What does Nigerian law actually say about stablecoins?
The legal history is short and dramatic, and worth knowing precisely.
On 5 February 2021, the CBN directed banks to close accounts linked to cryptocurrency transactions. The directive did not criminalise holding crypto, but it cut the formal banking rails, and Nigerian users responded by moving almost entirely to P2P, where naira changes hands as ordinary bank transfers between individuals. Adoption did not fall. It went underground and grew.
On 22 December 2023, the CBN reversed course, issuing guidelines that allow banks to provide accounts to licensed virtual asset service providers. The reversal acknowledged what the data already showed: the restriction had pushed activity beyond supervision rather than eliminating it.
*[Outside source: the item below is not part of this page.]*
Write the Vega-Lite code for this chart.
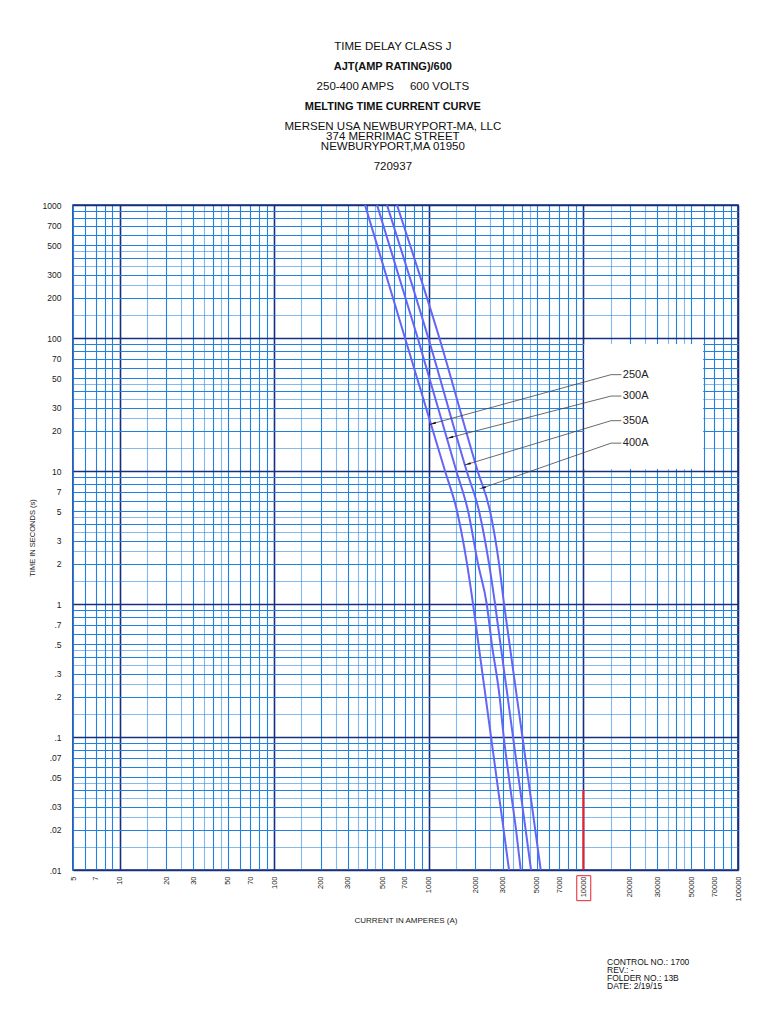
{
  "$schema": "https://vega.github.io/schema/vega-lite/v6.json",
  "width": 665,
  "height": 665,
  "autosize": "none",
  "padding": {"left": 73, "top": 205, "right": 30, "bottom": 154},
  "background": "white",
  "config": {
    "font": "Liberation Sans",
    "view": {"stroke": "#15307f", "strokeWidth": 1.6},
    "text": {"font": "Liberation Sans"}
  },
  "datasets": {
    "curves": [
      {"rating": "250A", "t": 1000, "I": 387}, {"rating": "250A", "t": 100, "I": 702}, {"rating": "250A", "t": 10, "I": 1274}, {"rating": "250A", "t": 5, "I": 1523}, {"rating": "250A", "t": 2, "I": 1768}, {"rating": "250A", "t": 1, "I": 1933}, {"rating": "250A", "t": 0.5, "I": 2096}, {"rating": "250A", "t": 0.2, "I": 2332}, {"rating": "250A", "t": 0.1, "I": 2528}, {"rating": "250A", "t": 0.05, "I": 2740}, {"rating": "250A", "t": 0.02, "I": 3050}, {"rating": "250A", "t": 0.01, "I": 3305},
      {"rating": "300A", "t": 1000, "I": 463}, {"rating": "300A", "t": 100, "I": 848}, {"rating": "300A", "t": 10, "I": 1508}, {"rating": "300A", "t": 5, "I": 1795}, {"rating": "300A", "t": 2, "I": 2083}, {"rating": "300A", "t": 1, "I": 2371}, {"rating": "300A", "t": 0.5, "I": 2558}, {"rating": "300A", "t": 0.2, "I": 2873}, {"rating": "300A", "t": 0.1, "I": 3054}, {"rating": "300A", "t": 0.05, "I": 3295}, {"rating": "300A", "t": 0.02, "I": 3669}, {"rating": "300A", "t": 0.01, "I": 3934},
      {"rating": "350A", "t": 1000, "I": 537}, {"rating": "350A", "t": 100, "I": 993}, {"rating": "350A", "t": 10, "I": 1758}, {"rating": "350A", "t": 5, "I": 2114}, {"rating": "350A", "t": 2, "I": 2454}, {"rating": "350A", "t": 1, "I": 2683}, {"rating": "350A", "t": 0.5, "I": 2908}, {"rating": "350A", "t": 0.2, "I": 3237}, {"rating": "350A", "t": 0.1, "I": 3508}, {"rating": "350A", "t": 0.05, "I": 3802}, {"rating": "350A", "t": 0.02, "I": 4233}, {"rating": "350A", "t": 0.01, "I": 4586},
      {"rating": "400A", "t": 1000, "I": 623}, {"rating": "400A", "t": 100, "I": 1171}, {"rating": "400A", "t": 10, "I": 2070}, {"rating": "400A", "t": 5, "I": 2490}, {"rating": "400A", "t": 2, "I": 2848}, {"rating": "400A", "t": 1, "I": 3067}, {"rating": "400A", "t": 0.5, "I": 3330}, {"rating": "400A", "t": 0.2, "I": 3712}, {"rating": "400A", "t": 0.1, "I": 4035}, {"rating": "400A", "t": 0.05, "I": 4379}, {"rating": "400A", "t": 0.02, "I": 4883}, {"rating": "400A", "t": 0.01, "I": 5298}
    ],
    "leaders": [
      {"rating": "250A", "seq": 0, "I": 1071, "t": 22.8}, {"rating": "250A", "seq": 1, "I": 15100, "t": 53}, {"rating": "250A", "seq": 2, "I": 17600, "t": 53},
      {"rating": "300A", "seq": 0, "I": 1387, "t": 17.9}, {"rating": "300A", "seq": 1, "I": 15100, "t": 36.6}, {"rating": "300A", "seq": 2, "I": 17600, "t": 36.6},
      {"rating": "350A", "seq": 0, "I": 1803, "t": 11.3}, {"rating": "350A", "seq": 1, "I": 15100, "t": 23.9}, {"rating": "350A", "seq": 2, "I": 17600, "t": 23.9},
      {"rating": "400A", "seq": 0, "I": 2254, "t": 7.49}, {"rating": "400A", "seq": 1, "I": 15100, "t": 16.2}, {"rating": "400A", "seq": 2, "I": 17600, "t": 16.2}
    ],
    "labels": [
      {"rating": "250A", "I": 18000, "t": 53},
      {"rating": "300A", "I": 18000, "t": 36.6},
      {"rating": "350A", "I": 18000, "t": 23.9},
      {"rating": "400A", "I": 18000, "t": 16.2}
    ],
    "box": [{"I": 10150, "I2": 59500, "t": 10.35, "t2": 90}],
    "redline": [{"I": 10000, "t": 0.01, "t2": 0.04}],
    "redbox": [{"I": 9060, "I2": 11160, "t": 0.00906, "t2": 0.00588}],
    "header": [
      {"line": 0, "text": "TIME DELAY CLASS J", "bold": false},
      {"line": 1, "text": "AJT(AMP RATING)/600", "bold": true},
      {"line": 2, "text": "250-400 AMPS\u00a0\u00a0\u00a0\u00a0\u00a0600 VOLTS", "bold": false},
      {"line": 3, "text": "MELTING TIME CURRENT CURVE", "bold": true},
      {"line": 4, "text": "MERSEN USA NEWBURYPORT-MA, LLC\n374 MERRIMAC STREET\nNEWBURYPORT,MA 01950", "bold": false},
      {"line": 6, "text": "720937", "bold": false}
    ],
    "footer": [{"text": "CONTROL NO.: 1700\nREV.: -\nFOLDER NO.: 13B\nDATE: 2/19/15"}]
  },
  "layer": [
    {
      "encoding": {
        "x": {
          "field": "I",
          "type": "quantitative",
          "title": "CURRENT IN AMPERES (A)",
          "scale": {"type": "log", "domain": [5, 100000], "nice": false},
          "axis": {
            "values": [5,6,7,8,9,10,15,20,25,30,35,40,45,50,60,70,80,90,100,150,200,250,300,350,400,450,500,600,700,800,900,1000,1500,2000,2500,3000,3500,4000,4500,5000,6000,7000,8000,9000,10000,15000,20000,25000,30000,35000,40000,45000,50000,60000,70000,80000,90000,100000],
            "grid": true,
            "ticks": false,
            "domain": false,
            "labelAngle": 270,
            "labelFontSize": 7.5,
            "labelPadding": 6,
            "labelColor": "#222222",
            "labelOverlap": false,
            "labelFlush": false,
            "labelExpr": "indexof([5,7,10,20,30,50,70,100,200,300,500,700,1000,2000,3000,5000,7000,10000,20000,30000,50000,70000,100000], datum.value) >= 0 ? '' + datum.value : ''",
            "gridColor": {"condition": {"test": "abs(log(datum.value)/LN10 - round(log(datum.value)/LN10)) < 1e-6", "value": "#15307f"}, "value": "#1f82e0"},
            "gridWidth": {"condition": {"test": "abs(log(datum.value)/LN10 - round(log(datum.value)/LN10)) < 1e-6", "value": 1.6}, "value": 1.1},
            "gridOpacity": {"condition": {"test": "abs(2*datum.value/pow(10,floor(log(datum.value)/LN10+1e-6)) - round(2*datum.value/pow(10,floor(log(datum.value)/LN10+1e-6)))) < 1e-6 && abs(datum.value/pow(10,floor(log(datum.value)/LN10+1e-6)) - round(datum.value/pow(10,floor(log(datum.value)/LN10+1e-6)))) > 0.1", "value": 0.55}, "value": 1},
            "titleFontSize": 8,
            "titleFontWeight": "normal",
            "titleColor": "#222222",
            "titlePadding": 15
          }
        },
        "y": {
          "field": "t",
          "type": "quantitative",
          "title": "TIME IN SECONDS (s)",
          "scale": {"type": "log", "domain": [0.01, 1000], "nice": false},
          "axis": {
            "values": [0.01,0.015,0.02,0.025,0.03,0.035,0.04,0.045,0.05,0.06,0.07,0.08,0.09,0.1,0.15,0.2,0.25,0.3,0.35,0.4,0.45,0.5,0.6,0.7,0.8,0.9,1,1.5,2,2.5,3,3.5,4,4.5,5,6,7,8,9,10,15,20,25,30,35,40,45,50,60,70,80,90,100,150,200,250,300,350,400,450,500,600,700,800,900,1000],
            "grid": true,
            "ticks": false,
            "domain": false,
            "labelFontSize": 8.5,
            "labelPadding": 12,
            "labelColor": "#222222",
            "labelOverlap": false,
            "labelFlush": false,
            "labelExpr": "indexof([0.01,0.02,0.03,0.05,0.07,0.1,0.2,0.3,0.5,0.7,1,2,3,5,7,10,20,30,50,70,100,200,300,500,700,1000], datum.value) >= 0 ? (datum.value < 1 ? replace('' + datum.value, '0.', '.') : '' + datum.value) : ''",
            "gridColor": {"condition": {"test": "abs(log(datum.value)/LN10 - round(log(datum.value)/LN10)) < 1e-6", "value": "#15307f"}, "value": "#1f82e0"},
            "gridWidth": {"condition": {"test": "abs(log(datum.value)/LN10 - round(log(datum.value)/LN10)) < 1e-6", "value": 1.6}, "value": 1.1},
            "gridOpacity": {"condition": {"test": "abs(2*datum.value/pow(10,floor(log(datum.value)/LN10+1e-6)) - round(2*datum.value/pow(10,floor(log(datum.value)/LN10+1e-6)))) < 1e-6 && abs(datum.value/pow(10,floor(log(datum.value)/LN10+1e-6)) - round(datum.value/pow(10,floor(log(datum.value)/LN10+1e-6)))) > 0.1", "value": 0.55}, "value": 1},
            "titleFontSize": 7.5,
            "titleFontWeight": "normal",
            "titleColor": "#222222",
            "titlePadding": 6
          }
        }
      },
      "layer": [
        {
          "data": {"name": "box"},
          "mark": {"type": "rect", "fill": "white", "strokeWidth": 0},
          "encoding": {"x2": {"field": "I2"}, "y2": {"field": "t2"}}
        },
        {
          "data": {"name": "curves"},
          "mark": {"type": "line", "color": "#6464f5", "strokeWidth": 2, "interpolate": "monotone"},
          "encoding": {"detail": {"field": "rating", "type": "nominal"}, "order": {"field": "t", "sort": "descending"}}
        },
        {
          "data": {"name": "leaders"},
          "mark": {"type": "line", "color": "#444444", "strokeWidth": 0.8},
          "encoding": {"detail": {"field": "rating", "type": "nominal"}, "order": {"field": "seq", "type": "quantitative"}}
        },
        {
          "data": {"name": "leaders"},
          "transform": [{"filter": "datum.seq == 0"}],
          "mark": {"type": "point", "shape": "wedge", "filled": true, "color": "#111111", "size": 70, "angle": 254, "opacity": 1}
        },
        {
          "data": {"name": "labels"},
          "mark": {"type": "text", "align": "left", "baseline": "middle", "fontSize": 11, "color": "#222222"},
          "encoding": {"text": {"field": "rating", "type": "nominal"}}
        },
        {
          "data": {"name": "redline"},
          "mark": {"type": "rule", "color": "#e8202e", "strokeWidth": 2},
          "encoding": {"y2": {"field": "t2"}}
        },
        {
          "data": {"name": "redbox"},
          "mark": {"type": "rect", "fill": null, "fillOpacity": 0, "stroke": "#e8202e", "strokeWidth": 1, "clip": false},
          "encoding": {"x2": {"field": "I2"}, "y2": {"field": "t2"}}
        }
      ]
    },
    {
      "data": {"name": "header"},
      "encoding": {
        "x": {"datum": 0.481, "type": "quantitative", "scale": {"domain": [0, 1], "nice": false, "zero": false}, "axis": null},
        "y": {"field": "line", "type": "quantitative", "scale": {"domain": [41, 7.75], "nice": false, "zero": false}, "axis": null},
        "text": {"field": "text", "type": "nominal"}
      },
      "layer": [
        {
          "transform": [{"filter": "!datum.bold"}],
          "mark": {"type": "text", "align": "center", "baseline": "alphabetic", "fontSize": 11.5, "lineHeight": 10, "lineBreak": "\n", "color": "#111111", "clip": false}
        },
        {
          "transform": [{"filter": "datum.bold"}],
          "mark": {"type": "text", "align": "center", "baseline": "alphabetic", "fontSize": 11, "fontWeight": "bold", "color": "#111111", "clip": false}
        }
      ]
    },
    {
      "data": {"name": "footer"},
      "mark": {"type": "text", "align": "left", "baseline": "alphabetic", "fontSize": 8.5, "lineHeight": 8, "lineBreak": "\n", "color": "#111111", "clip": false},
      "encoding": {
        "x": {"datum": 0.803, "type": "quantitative", "scale": {"domain": [0, 1], "nice": false, "zero": false}, "axis": null},
        "y": {"datum": -0.1429, "type": "quantitative", "scale": {"domain": [0, 1], "nice": false, "zero": false}, "axis": null},
        "text": {"field": "text", "type": "nominal"}
      }
    }
  ],
  "resolve": {"scale": {"x": "independent", "y": "independent"}}
}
Then came 2024. As the naira fell sharply, officials blamed crypto platforms for setting the exchange rate, and Binance, the largest platform serving Nigerians, became the focus. Two Binance executives were detained in February 2024; one, Tigran Gambaryan, was held for eight months on charges pursued by the EFCC before charges against him were dropped in October 2024. Binance delisted all naira trading pairs in March 2024 and exited the naira market. The practical effect for ordinary users was a migration of P2P volume to other platforms and a reminder that platform access in Nigeria can change abruptly.
The current framework arrived with the Investments and Securities Act 2025, signed in March 2025, which formally classifies digital assets as securities under the oversight of the Securities and Exchange Commission (SEC). Platforms serving Nigerians are expected to register, including through the SEC's Accelerated Regulatory Incubation Programme (ARIP). Separately, gains on digital assets fall within the remit of the Federal Inland Revenue Service (FIRS), a subject with real consequences for anyone holding meaningful balances, covered in our complete guide to global markets, tax and regulation.
The direction of travel is clear: from prohibition, to tolerance, to supervised legality. Nothing in this guide should be read as advice to work around any CBN or FX rule, past or present. The lawful route today runs through registered platforms and declared gains.
The bottom line for the Nigerian saver
Stablecoins became Nigeria's digital dollar because they solved a real problem the formal system left open: ordinary people needed a way to hold value in a currency that holds value. USDT and USDC do that job imperfectly. They carry issuer risk, platform risk, depeg risk and self-custody risk, and the P2P spread is a genuine cost. But measured against a naira that lost more than two thirds of its dollar value in under two years, and against a domiciliary account most Nigerians cannot practically use, the trade has been rational, which is exactly what the Chainalysis numbers show.
The sensible posture is neither evangelism nor fear. Understand what the token is, know who holds it, diversify issuer risk, treat advertised yield as a risk signal, keep Bitcoin in a separate mental box, and stay on the right side of the SEC and FIRS. The rest of this cluster takes each of those steps one at a time.
Regulatory note: Digital assets in Nigeria are classified as securities under the Investments and Securities Act 2025 and fall under the oversight of the Securities and Exchange Commission, which operates the Accelerated Regulatory Incubation Programme (ARIP) for platform registration. Gains on digital assets may give rise to tax obligations administered by the Federal Inland Revenue Service (FIRS). The Cowrie is an independent editorial publication. It is not an exchange, a licensed operator or a financial adviser, and nothing in this article constitutes investment advice. Readers should verify the registration status of any platform with the SEC and take professional advice on their tax position.